Direct Thermal Paper vs Thermal Transfer: Choosing the Right Label

Direct Thermal Paper

Updated November 7, 2025

Dhey Avelino

Definition

Direct thermal paper creates images with heat-sensitive coatings and is ideal for short-term labels; thermal transfer uses a ribbon to transfer ink and offers superior durability for long-term or harsh environments.

Overview

Choosing between direct thermal paper and thermal transfer labels is a common decision in retail, logistics, healthcare, and manufacturing. Both technologies use thermal printheads, but they create images differently and serve different use cases. This friendly, beginner-focused comparison explains the differences, strengths, weaknesses, and when one option is preferable over the other.


What makes them different?

  • Direct thermal: Uses heat to activate a chemical coating on the paper itself.

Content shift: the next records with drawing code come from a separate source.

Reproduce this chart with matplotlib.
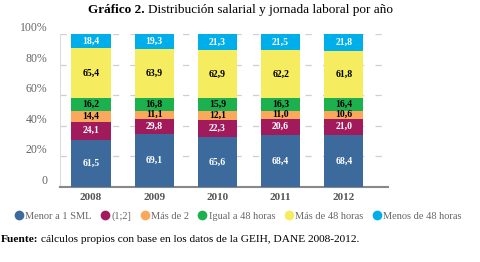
import numpy as np
import matplotlib
matplotlib.use("Agg")
import matplotlib.pyplot as plt
from matplotlib.lines import Line2D

plt.rcParams['font.family'] = ['Liberation Serif', 'DejaVu Serif']

years = ["2008", "2009", "2010", "2011", "2012"]
series_names = ["Menor a 1 SML", "(1;2]", "Más de 2", "Igual a 48 horas",
                "Más de 48 horas", "Menos de 48 horas"]
# salary groups (sum 100 per year) and working hours groups (sum 100 per year)
menor_1 = [61.5, 69.1, 65.6, 68.4, 68.4]
entre_1_2 = [24.1, 19.8, 22.3, 20.6, 21.0]
mas_de_2 = [14.4, 11.1, 12.1, 11.0, 10.6]
igual_48 = [16.2, 16.8, 15.9, 16.3, 16.4]
mas_48 = [65.4, 63.9, 62.9, 62.2, 61.8]
menos_48 = [18.4, 19.3, 21.3, 21.5, 21.8]
# the source prints 29,8 on the 2009 (1;2] segment although it is drawn as 19,8
label_overrides = {(1, 1): "29,8"}

colors = ["#3c6a9c", "#a01a5c", "#f9a85c", "#1db04f", "#f6ec5f", "#00aeea"]
text_colors = ["white", "white", "black", "black", "black", "white"]

data = np.array([menor_1, entre_1_2, mas_de_2, igual_48, mas_48, menos_48])
# both groups stacked in one bar -> each value counts for half
shares = data / 2.0

fig = plt.figure(figsize=(4.81, 2.62), dpi=100)
ax = fig.add_axes([60 / 481, 1 - 187 / 262, (388 - 60) / 481, (187 - 34) / 262])

x = np.arange(len(years))
bottom = np.zeros(len(years))
for i in range(len(series_names)):
    ax.bar(x, shares[i], bottom=bottom, width=0.62, color=colors[i],
           edgecolor="none", zorder=3)
    for j in range(len(years)):
        txt = label_overrides.get((i, j), ("%.1f" % data[i][j]).replace(".", ","))
        ax.text(x[j], bottom[j] + shares[i][j] / 2, txt,
                ha="center", va="center", fontsize=7, fontweight="bold",
                color=text_colors[i], zorder=4)
    bottom += shares[i]

ax.set_xlim(-0.49, 4.7)
ax.set_ylim(0, 100)
ax.set_yticks([0, 20, 40, 60, 80, 100])
ax.set_yticklabels(["0", "20%", "40%", "60%", "80%", "100%"])
for lab in ax.get_yticklabels():
    lab.set_va("bottom")
ax.set_xticks(x)
ax.set_xticklabels(years, fontweight="bold")
ax.tick_params(axis="y", length=0, pad=9, labelsize=8.5, labelcolor="#666666")
ax.tick_params(axis="x", length=0, pad=4, labelsize=8, labelcolor="#555555")
ax.yaxis.grid(True, color="#cfcfcf", linestyle=(0, (5, 9)), linewidth=0.9, zorder=0)

for s in ["top", "right"]:
    ax.spines[s].set_visible(False)
ax.spines["left"].set_color("#dddddd")
ax.spines["left"].set_linewidth(0.8)
ax.spines["bottom"].set_color("#888888")
ax.spines["bottom"].set_linewidth(1.5)

handles = [Line2D([], [], marker="o", linestyle="none", markersize=7,
                  markerfacecolor=c, markeredgecolor="none") for c in colors]
fig.legend(handles, series_names, loc="center left", bbox_to_anchor=(0.028, 1 - 216 / 262),
           ncol=6, frameon=False, fontsize=7.5, handletextpad=0.15,
           columnspacing=0.75, handlelength=1.0, labelcolor="#666666",
           borderaxespad=0, borderpad=0)

t1 = fig.text(88 / 481, 1 - 10 / 262, "Gráfico 2.", fontsize=9.5, fontweight="bold",
              ha="left", va="center")
fig.canvas.draw()
bb = t1.get_window_extent()
fig.text((bb.x1 + 3) / fig.bbox.width, 1 - 10 / 262,
         "Distribución salarial y jornada laboral por año", fontsize=9.5,
         ha="left", va="center")

f1 = fig.text(0.002, 1 - 240 / 262, "Fuente:", fontsize=8.2, fontweight="bold",
              ha="left", va="center")
fig.canvas.draw()
bb = f1.get_window_extent()
fig.text((bb.x1 + 3) / fig.bbox.width, 1 - 240 / 262,
         "cálculos propios con base en los datos de la GEIH, DANE 2008-2012.",
         fontsize=8.2, ha="left", va="center")

fig.savefig("out.png", dpi=100)
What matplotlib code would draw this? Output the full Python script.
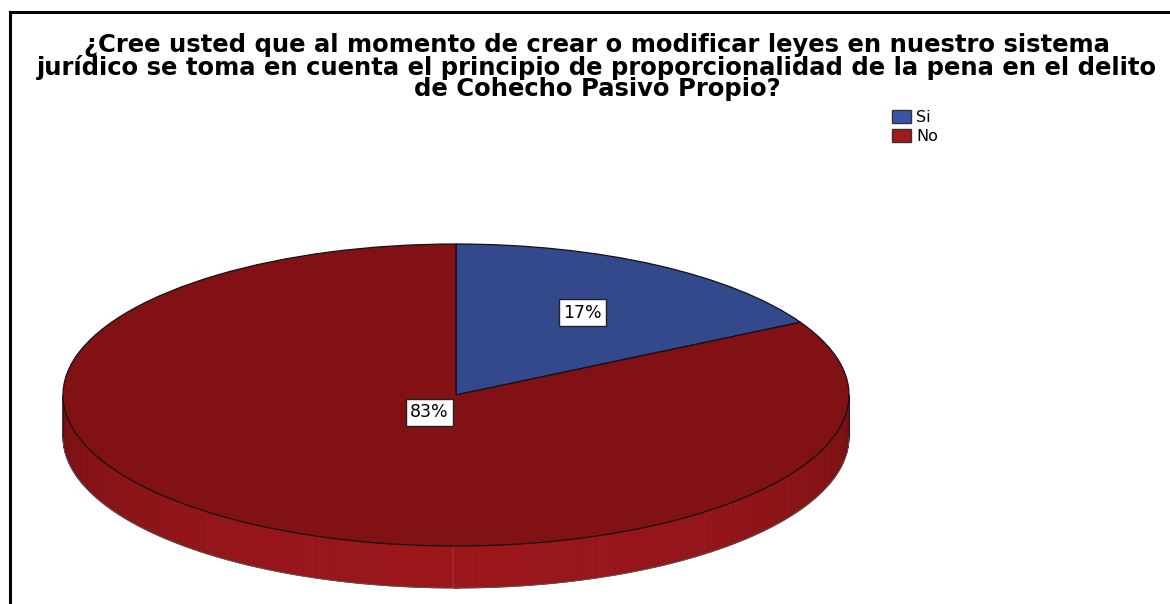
import matplotlib
matplotlib.use('Agg')
import matplotlib.pyplot as plt
import numpy as np
from matplotlib.patches import Polygon, Patch
from matplotlib.lines import Line2D
from matplotlib.colors import to_rgb

# ---- data ----
categories = ['Si', 'No']
values = [17, 83]
pct_labels = ['17%', '83%']
title = ("¿Cree usted que al momento de crear o modificar leyes en nuestro sistema\n"
         "jurídico se toma en cuenta el principio de proporcionalidad de la pena en el delito\n"
         "de Cohecho Pasivo Propio?")

# ---- style ----
top_colors = ['#33498b', '#821115']
side_light = ['#3e59a8', '#9a161b']
side_dark = ['#222f5c', '#6a0d10']
legend_colors = ['#3a55a8', '#a0191c']
label_r = [0.634, 0.133]

W, H = 1170, 604
fig = plt.figure(figsize=(W / 100, H / 100), dpi=100)
fig.patch.set_facecolor('white')
ax = fig.add_axes([0, 0, 1, 1])

cx, cy, rx, ry, depth = 456, 395, 393, 151, 42
d = depth / ry

# top face via ax.pie
wedges, _ = ax.pie(values, colors=top_colors, startangle=90, counterclock=False,
                   radius=1, center=(0, 0),
                   wedgeprops=dict(edgecolor='#111111', linewidth=0.9))
for w in wedges:
    w.set_zorder(3)
ax.set_aspect('auto')
ax.set_xlim(-cx / rx, (W - cx) / rx)
ax.set_ylim(-(H - cy) / ry, cy / ry)
ax.axis('off')

# side (extruded front half)
fr = np.array(values, dtype=float) / sum(values)
cum = np.concatenate([[0], np.cumsum(fr)])
for i in range(len(values)):
    a1 = 90 - cum[i] * 360      # start (higher)
    a2 = 90 - cum[i + 1] * 360  # end (lower)
    for k in (-360, 0, 360):
        lo = max(a2 + k, -180)
        hi = min(a1 + k, 0)
        if hi <= lo:
            continue
        th = np.linspace(lo, hi, max(int((hi - lo) / 1.0) + 2, 2))
        cl = np.array(to_rgb(side_light[i]))
        cd = np.array(to_rgb(side_dark[i]))
        for j in range(len(th) - 1):
            t0, t1 = np.radians(th[j]), np.radians(th[j + 1])
            tm = 0.5 * (t0 + t1)
            s = max(-np.sin(tm), 0) ** 0.6
            col = cd + (cl - cd) * s
            pts = [(np.cos(t0), np.sin(t0)), (np.cos(t1), np.sin(t1)),
                   (np.cos(t1), np.sin(t1) - d), (np.cos(t0), np.sin(t0) - d)]
            ax.add_patch(Polygon(pts, closed=True, facecolor=col, edgecolor=col,
                                 linewidth=0.6, zorder=1))
tt = np.radians(np.linspace(-180, 0, 200))
ax.plot(np.cos(tt), np.sin(tt) - d, color='#555555', lw=0.7, zorder=2)
ax.plot([-1, -1], [0, -d], color='#222222', lw=0.8, zorder=2)
ax.plot([1, 1], [0, -d], color='#222222', lw=0.8, zorder=2)

# percentage labels
for i, w in enumerate(wedges):
    mid = np.radians(0.5 * (w.theta1 + w.theta2))
    ax.text(label_r[i] * np.cos(mid), label_r[i] * np.sin(mid), pct_labels[i],
            ha='center', va='center', fontsize=12.5, family='DejaVu Sans', color='black',
            bbox=dict(boxstyle='square,pad=0.25', facecolor='white',
                      edgecolor='#222222', linewidth=1.0), zorder=5)

# title
fig.text(597 / W, 1 - 96 / H, title, ha='center', va='baseline', fontsize=17.5,
         fontweight='bold', family='DejaVu Sans', linespacing=0.86, color='black')

# legend
handles = [Patch(facecolor=legend_colors[i], edgecolor='#333333', linewidth=1.0)
           for i in range(len(categories))]
fig.legend(handles, categories, loc='upper left', bbox_to_anchor=(892 / W, 1 - 110 / H),
           frameon=False, fontsize=11.5, handlelength=1.2, handleheight=0.9,
           handletextpad=0.3, labelspacing=0.25, borderaxespad=0, borderpad=0)

# frame
fig.add_artist(Line2D([10 / W, 10 / W], [0, 1 - 12 / H], transform=fig.transFigure,
                      color='black', lw=2.2))
fig.add_artist(Line2D([10 / W, 1], [1 - 12 / H, 1 - 12 / H], transform=fig.transFigure,
                      color='black', lw=2.2))

fig.savefig('out.png', dpi=100, facecolor='white')
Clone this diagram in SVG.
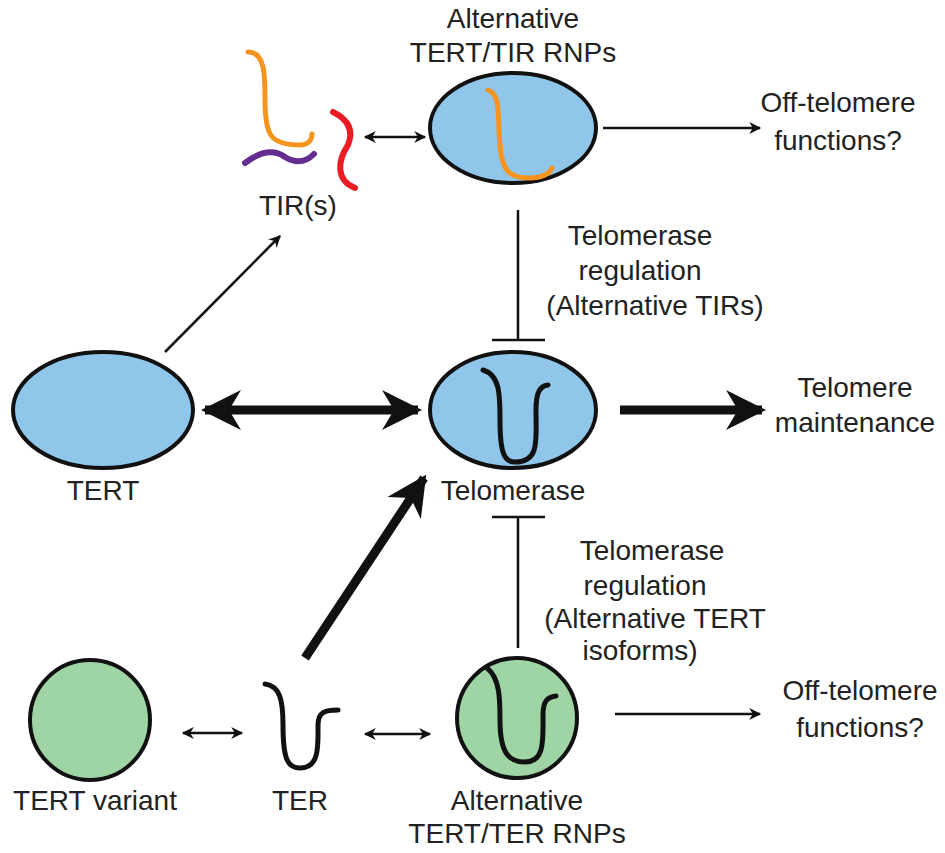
<svg xmlns="http://www.w3.org/2000/svg" width="945" height="853" viewBox="0 0 945 853">
<defs>
<style>
text{font-family:"Liberation Sans",Arial,sans-serif;font-size:28px;fill:#222;text-anchor:middle}
.blue{fill:#8fc6ea;stroke:#111;stroke-width:4}
.green{fill:#9fd4a4;stroke:#111;stroke-width:4}
.thin{stroke:#111;stroke-width:2.5;fill:none}
.thick{stroke:#111;stroke-width:9;fill:none}
.strand{fill:none;stroke-linecap:round}
</style>
<marker id="ah" viewBox="0 0 10 10" refX="9" refY="5" markerWidth="6" markerHeight="6" orient="auto-start-reverse" markerUnits="userSpaceOnUse"><path d="M0,0 L10,5 L0,10 L3,5z" fill="#111"/></marker>
<marker id="as" viewBox="0 0 10 10" refX="9" refY="5" markerWidth="14" markerHeight="12" orient="auto-start-reverse" markerUnits="userSpaceOnUse"><path d="M0,0 L10,5 L0,10 L3,5z" fill="#111"/></marker>
<marker id="ab" viewBox="0 0 10 10" refX="9" refY="5" markerWidth="45" markerHeight="40" orient="auto-start-reverse" markerUnits="userSpaceOnUse"><path d="M0,0 L10,5 L0,10 L3,5z" fill="#111"/></marker>
</defs>
<g id="connectors">
<line class="thick" x1="205" y1="410" x2="418" y2="410" marker-start="url(#ab)" marker-end="url(#ab)" stroke-width="8"/>
<line class="thick" x1="620" y1="410" x2="762" y2="410" marker-end="url(#ab)" stroke-width="10"/>
<line class="thick" x1="305" y1="658" x2="424" y2="478" marker-end="url(#ab)" stroke-width="8"/>
<line class="thin" x1="603" y1="128" x2="760" y2="128" marker-end="url(#as)"/>
<line class="thin" x1="615" y1="714" x2="760" y2="714" marker-end="url(#as)"/>
<line class="thin" x1="165" y1="352" x2="280" y2="236" marker-end="url(#as)"/>
<line class="thin" x1="365" y1="137" x2="425" y2="137" marker-start="url(#as)" marker-end="url(#as)"/>
<line class="thin" x1="183" y1="733" x2="242" y2="733" marker-start="url(#as)" marker-end="url(#as)"/>
<line class="thin" x1="365" y1="734" x2="430" y2="734" marker-start="url(#as)" marker-end="url(#as)"/>
<line class="thin" x1="518" y1="210" x2="518" y2="340"/>
<line class="thin" x1="492" y1="340" x2="545" y2="340"/>
<line class="thin" x1="518" y1="517" x2="518" y2="648"/>
<line class="thin" x1="492" y1="517" x2="545" y2="517"/>
</g>
<g id="tert">
<ellipse class="blue" cx="103" cy="410" rx="90" ry="58"/>
<text x="103" y="500">TERT</text>
</g>
<g id="telomerase">
<ellipse class="blue" cx="513" cy="410" rx="83" ry="58"/>
<path class="strand" stroke="#111" stroke-width="5" d="M483,370 C500,375 500,395 500,420 C500,455 505,462 515,462 C540,462 536,440 536,410 C536,392 540,386 548,385"/>
<text x="513" y="500">Telomerase</text>
</g>
<g id="alt-tir">
<ellipse class="blue" cx="513" cy="128" rx="83" ry="55"/>
<path class="strand" stroke="#f7941d" stroke-width="5" d="M488,90 C502,95 497,120 500,145 C502,172 510,178 530,178 C545,178 550,172 552,168"/>
<text x="513" y="28">Alternative</text>
<text x="513" y="62">TERT/TIR RNPs</text>
</g>
<g id="tirs">
<path class="strand" stroke="#f7941d" stroke-width="5" d="M248,52 C265,52 265,75 265,100 C265,135 270,145 300,145 C308,145 312,140 312,134"/>
<path class="strand" stroke="#662d91" stroke-width="6" d="M245,163 C262,150 275,150 285,157 C295,163 305,163 314,154"/>
<path class="strand" stroke="#ed1c24" stroke-width="6" d="M333,112 C345,118 355,128 348,145 C338,160 335,180 355,188"/>
<text x="298" y="215">TIR(s)</text>
</g>
<g id="tert-variant">
<circle class="green" cx="90" cy="720" r="60"/>
<text x="95" y="810">TERT variant</text>
</g>
<g id="ter">
<path class="strand" stroke="#111" stroke-width="5" d="M265,684 C280,686 283,700 283,725 C283,760 288,768 300,768 C320,768 318,745 318,725 C318,712 325,710 338,710"/>
<text x="300" y="810">TER</text>
</g>
<g id="alt-ter">
<circle class="green" cx="517" cy="718" r="60"/>
<path class="strand" stroke="#111" stroke-width="5" d="M487,668 C500,678 500,700 500,720 C500,755 510,762 525,762 C545,762 543,740 543,715 C543,700 548,697 556,696"/>
<text x="517" y="810">Alternative</text>
<text x="517" y="843">TERT/TER RNPs</text>
</g>
<g id="labels">
<text x="838" y="112">Off-telomere</text>
<text x="838" y="150">functions?</text>
<text x="855" y="397">Telomere</text>
<text x="855" y="432">maintenance</text>
<text x="860" y="700">Off-telomere</text>
<text x="860" y="737">functions?</text>
<text x="640" y="245">Telomerase</text>
<text x="640" y="280">regulation</text>
<text x="655" y="315">(Alternative TIRs)</text>
<text x="652" y="560">Telomerase</text>
<text x="645" y="595">regulation</text>
<text x="655" y="628">(Alternative TERT</text>
<text x="640" y="660">isoforms)</text>
</g>
</svg>
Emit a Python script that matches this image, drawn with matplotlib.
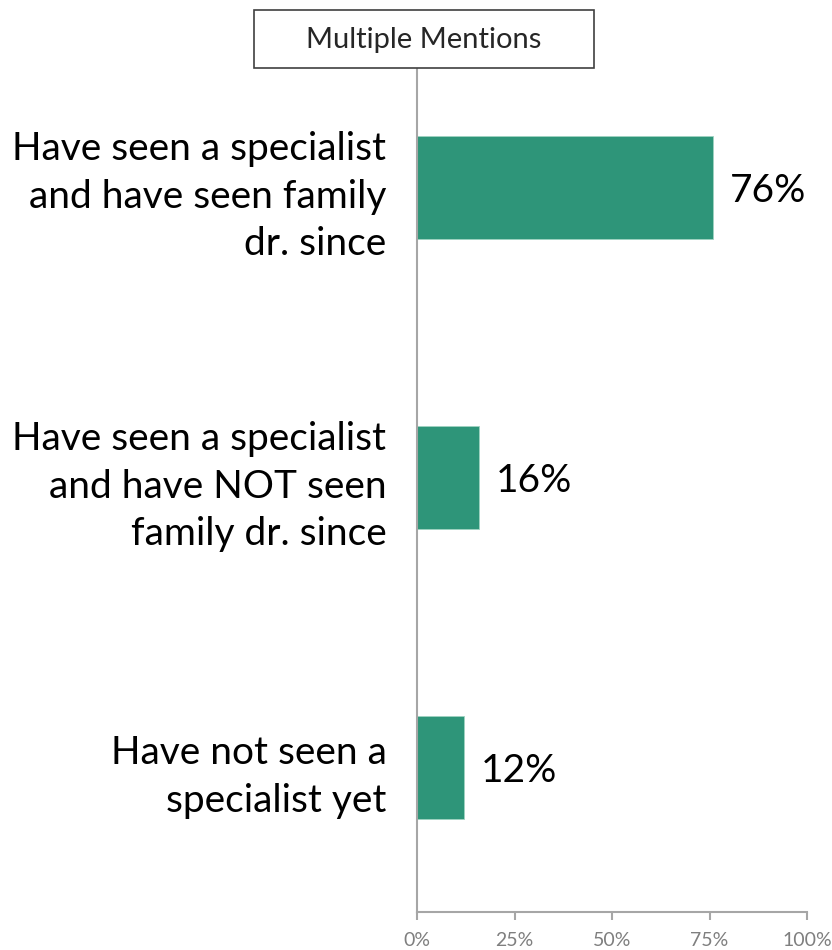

No ribbon is required. The image forms directly on the coated surface.
  • Thermal transfer: Uses heat to melt ink from a ribbon onto the label material (paper or synthetic). The ribbon material is consumed during printing, similar to how ink cartridges work.


Pros and cons at a glance:

  • Direct thermal — Pros: Simple media (no ribbon), lower consumable costs, compact printers, quick printing for receipts and short-life labels, quieter operation.
  • Direct thermal — Cons: Sensitive to heat, light, oils, and abrasion; prints can fade over time; not ideal for long-term or outdoor use.
  • Thermal transfer — Pros: Durable, resistant to abrasion, chemicals, and temperature; suitable for long-term identification, asset tags, and outdoor labels; sharper images on a wider range of materials including synthetics.
  • Thermal transfer — Cons: Requires ribbons (additional consumable cost), more frequent media changes, slightly higher operational complexity.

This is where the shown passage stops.